So, for me, the story begins in the eighteen-twenties with three African American activists themselves, who–through local courthouses, high court arguments, legislatures, and political conventions–again and again make the argument that they are citizens of the United States. Again and again, they make the argument that by virtue of birthright, military service, and their contributions to the economic prosperity of the nation, they should be citizens.
It’s an important chapter in part because it tells a new version of the Fourteenth Amendment, which was not merely a creature of the U.S. Senate, but actually came out of the activism of free African Americans themselves.
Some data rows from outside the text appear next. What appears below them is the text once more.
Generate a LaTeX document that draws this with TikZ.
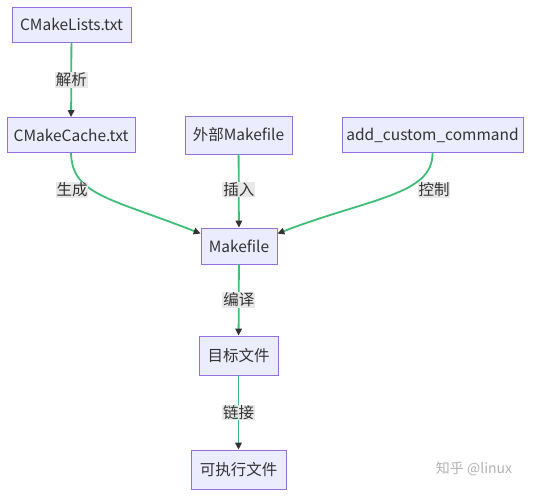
\documentclass[tikz,border=0pt]{standalone}
\usepackage{fontspec}
\setmainfont{Noto Sans CJK SC}
\usetikzlibrary{arrows.meta}
\definecolor{boxfill}{HTML}{ECECFF}
\definecolor{boxline}{HTML}{9370DB}
\definecolor{flowgreen}{RGB}{62,190,118}
\definecolor{lblfill}{HTML}{E8E8E8}
\begin{document}
\begin{tikzpicture}[x=1pt, y=-1pt,
			box/.style = {draw=boxline, fill=boxfill, line width=0.8pt, minimum height=35pt,
				inner xsep=4pt, font=\fontsize{15.5}{18}\selectfont, text=black!80},
			lbl/.style = {fill=lblfill, inner sep=0.8pt, font=\fontsize{15.5}{18}\selectfont, text=black!80},
			flow/.style = {draw=flowgreen, line width=1.8pt,
				-{Triangle[length=7pt, width=6.5pt, color=black!80]}}]
			
			\useasboundingbox (0,0) rectangle (534,497);
			
			% boxes
			\node[box, minimum width=119pt] (lists)   at (71.5,24.5) {CMakeLists.txt};
			\node[box, minimum width=128pt] (cache)   at (71,135)    {CMakeCache.txt};
			\node[box, minimum width=107pt, minimum height=38pt] (extern) at (238.5,135) {外部Makefile};
			\node[box, minimum width=181pt] (custom)  at (432.5,135) {add\_custom\_command};
			\node[box, minimum width=76pt, minimum height=36pt]  (make)   at (239,246)   {Makefile};
			\node[box, minimum width=79pt, minimum height=39pt]  (obj)    at (238.5,355.5) {目标文件};
			\node[box, minimum width=95pt, minimum height=39pt]  (exe)    at (238.5,469.5) {可执行文件};
			
			% connectors
			\draw[flow] (lists) -- node[lbl] {解析} (cache);
			\draw[flow] (cache.south) .. controls (72,195) and (110,198) .. ([yshift=-6pt]make.north west);
			\draw[flow] (extern) -- node[lbl, pos=0.48] {插入} (make);
			\draw[flow] (custom.south) .. controls (433,195) and (370,198) .. ([yshift=-6pt]make.north east);
			\draw[flow] (make) -- node[lbl] {编译} (obj);
			\draw[flow] (obj) -- node[lbl] {链接} (exe);
			
			% labels on the curves
			\node[lbl] (gen)  at (72,190)  {生成};
			\node[lbl] (ctrl) at (434,190) {控制};
			
			\node[text=black!30, font=\fontsize{14}{16}\selectfont] (mark) at (474,469) {知乎 @linux};
		\end{tikzpicture}
\end{document}
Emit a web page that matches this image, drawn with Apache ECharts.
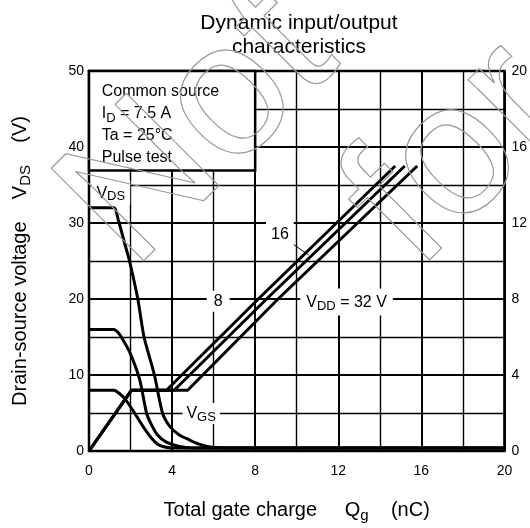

Before the Civil War, colonization schemes and black laws threatened to deport former slaves born in the United States. Birthright Citizens recovers the story of how African American activists remade national belonging through battles in legislatures, conventions, and courthouses. They faced formidable opposition, most notoriously from the US Supreme Court decision in Dred Scott. Still, Martha S. Jones explains, no single case defined their status. Former slaves studied law, secured allies, and conducted themselves like citizens, establishing their status through local, everyday claims. All along they argued that birth guaranteed their rights. With fresh archival sources and an ambitious reframing of constitutional law-making before the Civil War, Jones shows how the Fourteenth Amendment constitutionalized the birthright principle, and black Americans’ aspirations were realized. Birthright Citizens tells how African American activists radically transformed the terms of citizenship for all Americans.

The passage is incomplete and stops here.